Problem to work on
Check every line for the word "full" and state how many lines have it. Reply with the number alone.
########
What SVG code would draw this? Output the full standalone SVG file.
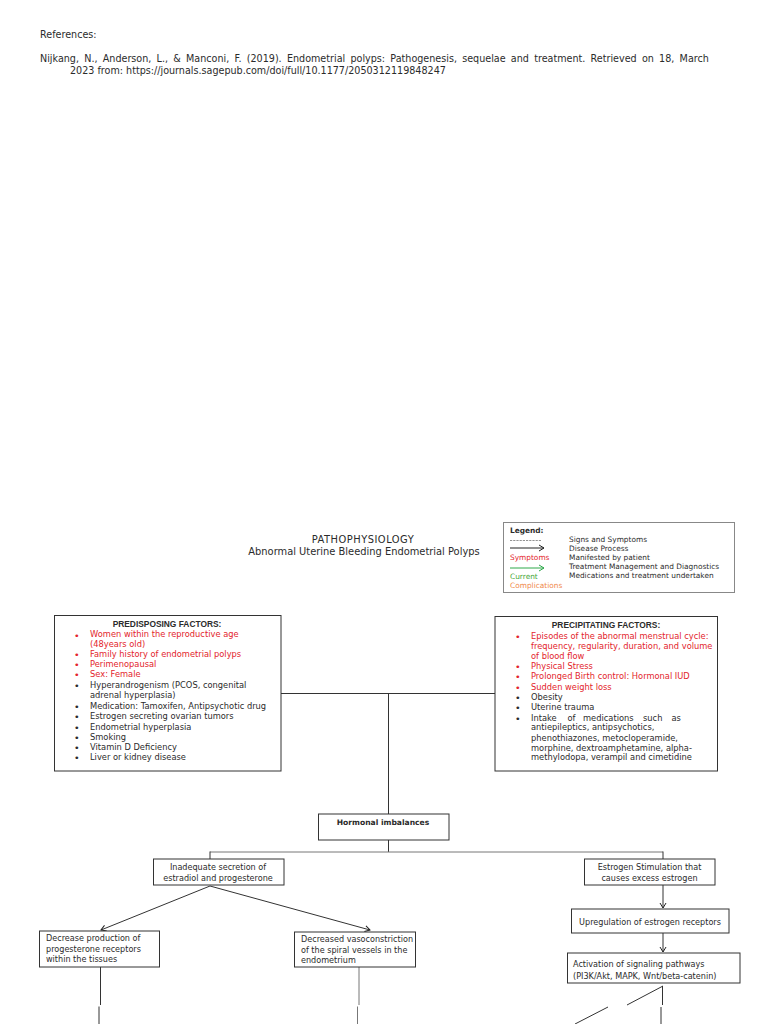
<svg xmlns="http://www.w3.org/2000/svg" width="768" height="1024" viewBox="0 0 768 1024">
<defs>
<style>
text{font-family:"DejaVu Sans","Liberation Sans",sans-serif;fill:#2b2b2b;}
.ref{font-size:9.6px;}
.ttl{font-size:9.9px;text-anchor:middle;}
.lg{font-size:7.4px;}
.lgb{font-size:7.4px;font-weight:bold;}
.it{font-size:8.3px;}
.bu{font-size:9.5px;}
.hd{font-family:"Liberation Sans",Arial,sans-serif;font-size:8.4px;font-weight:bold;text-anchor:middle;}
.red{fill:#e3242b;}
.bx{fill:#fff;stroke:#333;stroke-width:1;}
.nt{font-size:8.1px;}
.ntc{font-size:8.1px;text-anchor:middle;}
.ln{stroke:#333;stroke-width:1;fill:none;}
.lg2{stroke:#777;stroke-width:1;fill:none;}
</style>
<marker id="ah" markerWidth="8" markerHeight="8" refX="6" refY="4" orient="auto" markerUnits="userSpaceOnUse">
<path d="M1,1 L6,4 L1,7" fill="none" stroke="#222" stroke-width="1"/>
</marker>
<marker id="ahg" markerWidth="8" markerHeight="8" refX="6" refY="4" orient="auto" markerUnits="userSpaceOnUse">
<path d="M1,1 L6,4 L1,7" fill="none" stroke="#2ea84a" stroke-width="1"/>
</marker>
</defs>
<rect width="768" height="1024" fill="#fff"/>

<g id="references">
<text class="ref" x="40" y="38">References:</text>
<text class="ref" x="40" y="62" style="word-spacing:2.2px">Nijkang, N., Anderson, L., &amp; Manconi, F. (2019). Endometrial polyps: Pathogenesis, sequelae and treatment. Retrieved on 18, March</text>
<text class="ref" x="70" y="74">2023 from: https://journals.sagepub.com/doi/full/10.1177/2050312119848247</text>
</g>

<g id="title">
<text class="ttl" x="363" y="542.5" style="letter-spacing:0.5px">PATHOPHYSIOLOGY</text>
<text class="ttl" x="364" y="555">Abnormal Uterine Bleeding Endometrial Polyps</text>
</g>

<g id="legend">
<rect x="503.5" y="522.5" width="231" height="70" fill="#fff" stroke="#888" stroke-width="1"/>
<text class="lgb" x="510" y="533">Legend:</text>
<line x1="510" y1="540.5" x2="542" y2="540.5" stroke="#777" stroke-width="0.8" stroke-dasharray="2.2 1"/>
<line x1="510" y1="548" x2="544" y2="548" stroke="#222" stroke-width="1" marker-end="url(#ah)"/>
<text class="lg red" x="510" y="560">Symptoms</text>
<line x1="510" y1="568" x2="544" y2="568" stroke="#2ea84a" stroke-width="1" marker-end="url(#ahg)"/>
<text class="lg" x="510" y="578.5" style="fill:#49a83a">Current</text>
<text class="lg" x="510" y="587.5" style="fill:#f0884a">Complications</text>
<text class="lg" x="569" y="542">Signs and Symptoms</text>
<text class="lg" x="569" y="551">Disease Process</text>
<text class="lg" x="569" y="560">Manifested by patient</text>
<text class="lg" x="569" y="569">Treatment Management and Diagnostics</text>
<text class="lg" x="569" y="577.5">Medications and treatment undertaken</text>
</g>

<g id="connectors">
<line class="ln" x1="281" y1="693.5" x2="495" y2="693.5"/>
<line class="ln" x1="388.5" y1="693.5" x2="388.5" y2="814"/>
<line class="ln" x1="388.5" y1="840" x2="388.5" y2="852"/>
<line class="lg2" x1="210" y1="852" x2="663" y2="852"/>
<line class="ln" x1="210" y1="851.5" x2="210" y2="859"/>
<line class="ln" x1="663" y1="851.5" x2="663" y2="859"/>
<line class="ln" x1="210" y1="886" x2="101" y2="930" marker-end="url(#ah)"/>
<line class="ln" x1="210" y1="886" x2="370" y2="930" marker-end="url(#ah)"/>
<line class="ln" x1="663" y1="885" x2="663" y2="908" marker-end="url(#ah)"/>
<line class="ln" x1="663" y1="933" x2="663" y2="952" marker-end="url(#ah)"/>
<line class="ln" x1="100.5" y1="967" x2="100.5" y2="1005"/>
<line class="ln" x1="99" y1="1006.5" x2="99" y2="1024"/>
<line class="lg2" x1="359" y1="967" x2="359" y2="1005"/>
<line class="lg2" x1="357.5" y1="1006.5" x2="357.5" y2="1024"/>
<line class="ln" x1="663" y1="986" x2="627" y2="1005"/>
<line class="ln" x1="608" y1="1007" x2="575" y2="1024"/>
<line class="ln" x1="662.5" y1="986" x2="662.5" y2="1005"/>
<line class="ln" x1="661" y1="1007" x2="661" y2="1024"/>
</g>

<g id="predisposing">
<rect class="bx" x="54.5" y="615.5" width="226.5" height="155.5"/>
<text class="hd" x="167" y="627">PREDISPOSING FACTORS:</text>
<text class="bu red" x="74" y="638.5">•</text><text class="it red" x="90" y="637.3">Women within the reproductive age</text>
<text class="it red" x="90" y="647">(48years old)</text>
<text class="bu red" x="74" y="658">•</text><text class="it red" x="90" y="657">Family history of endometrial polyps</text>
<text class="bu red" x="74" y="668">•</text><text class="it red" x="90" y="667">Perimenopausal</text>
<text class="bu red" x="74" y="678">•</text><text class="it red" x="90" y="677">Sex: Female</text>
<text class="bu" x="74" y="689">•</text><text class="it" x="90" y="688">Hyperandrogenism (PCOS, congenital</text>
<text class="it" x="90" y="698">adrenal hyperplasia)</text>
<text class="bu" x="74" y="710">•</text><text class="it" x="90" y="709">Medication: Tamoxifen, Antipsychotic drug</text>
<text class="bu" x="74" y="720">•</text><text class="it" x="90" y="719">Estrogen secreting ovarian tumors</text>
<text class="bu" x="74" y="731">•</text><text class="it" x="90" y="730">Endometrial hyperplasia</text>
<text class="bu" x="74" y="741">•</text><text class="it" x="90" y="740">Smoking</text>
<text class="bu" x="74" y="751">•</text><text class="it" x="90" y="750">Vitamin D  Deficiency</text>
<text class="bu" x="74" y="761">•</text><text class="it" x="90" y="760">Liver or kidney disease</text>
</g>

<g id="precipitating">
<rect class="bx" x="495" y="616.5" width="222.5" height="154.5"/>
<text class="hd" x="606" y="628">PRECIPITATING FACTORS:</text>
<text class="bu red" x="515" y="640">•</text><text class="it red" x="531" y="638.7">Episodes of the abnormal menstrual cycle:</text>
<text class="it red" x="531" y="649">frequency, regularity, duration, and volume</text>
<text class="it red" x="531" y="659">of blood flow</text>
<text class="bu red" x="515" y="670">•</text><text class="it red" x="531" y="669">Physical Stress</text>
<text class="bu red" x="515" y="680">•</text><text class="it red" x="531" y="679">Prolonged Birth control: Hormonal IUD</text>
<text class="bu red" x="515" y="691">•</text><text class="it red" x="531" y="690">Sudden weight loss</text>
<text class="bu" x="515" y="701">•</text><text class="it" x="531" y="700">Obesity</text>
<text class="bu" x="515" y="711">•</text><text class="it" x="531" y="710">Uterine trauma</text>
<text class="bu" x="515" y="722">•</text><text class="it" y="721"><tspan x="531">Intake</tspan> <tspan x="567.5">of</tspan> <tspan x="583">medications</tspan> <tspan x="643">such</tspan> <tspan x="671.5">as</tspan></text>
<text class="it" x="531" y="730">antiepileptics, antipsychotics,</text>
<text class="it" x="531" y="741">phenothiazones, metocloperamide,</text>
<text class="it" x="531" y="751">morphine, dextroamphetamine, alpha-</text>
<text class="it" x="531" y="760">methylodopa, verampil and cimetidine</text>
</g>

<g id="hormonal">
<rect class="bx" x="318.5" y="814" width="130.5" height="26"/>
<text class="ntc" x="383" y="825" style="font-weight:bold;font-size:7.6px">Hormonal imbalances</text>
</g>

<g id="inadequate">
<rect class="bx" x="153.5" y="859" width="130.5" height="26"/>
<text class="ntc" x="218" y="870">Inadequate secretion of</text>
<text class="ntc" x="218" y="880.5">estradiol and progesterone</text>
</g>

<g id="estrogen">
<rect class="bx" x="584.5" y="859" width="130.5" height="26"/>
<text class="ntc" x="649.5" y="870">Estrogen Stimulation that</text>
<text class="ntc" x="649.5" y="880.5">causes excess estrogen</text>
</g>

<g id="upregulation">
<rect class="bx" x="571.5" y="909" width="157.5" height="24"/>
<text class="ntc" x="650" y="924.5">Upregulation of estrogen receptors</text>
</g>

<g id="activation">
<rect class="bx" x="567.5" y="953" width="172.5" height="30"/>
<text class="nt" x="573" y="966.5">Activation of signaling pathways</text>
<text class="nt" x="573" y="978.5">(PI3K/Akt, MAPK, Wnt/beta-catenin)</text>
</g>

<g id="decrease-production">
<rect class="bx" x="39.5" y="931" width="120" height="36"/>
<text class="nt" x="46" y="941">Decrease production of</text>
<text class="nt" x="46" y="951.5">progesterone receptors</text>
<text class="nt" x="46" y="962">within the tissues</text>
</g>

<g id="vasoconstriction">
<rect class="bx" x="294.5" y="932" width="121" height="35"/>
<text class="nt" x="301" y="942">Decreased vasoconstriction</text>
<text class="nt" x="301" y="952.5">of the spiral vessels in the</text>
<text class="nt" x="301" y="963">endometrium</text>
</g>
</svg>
########
Output below
2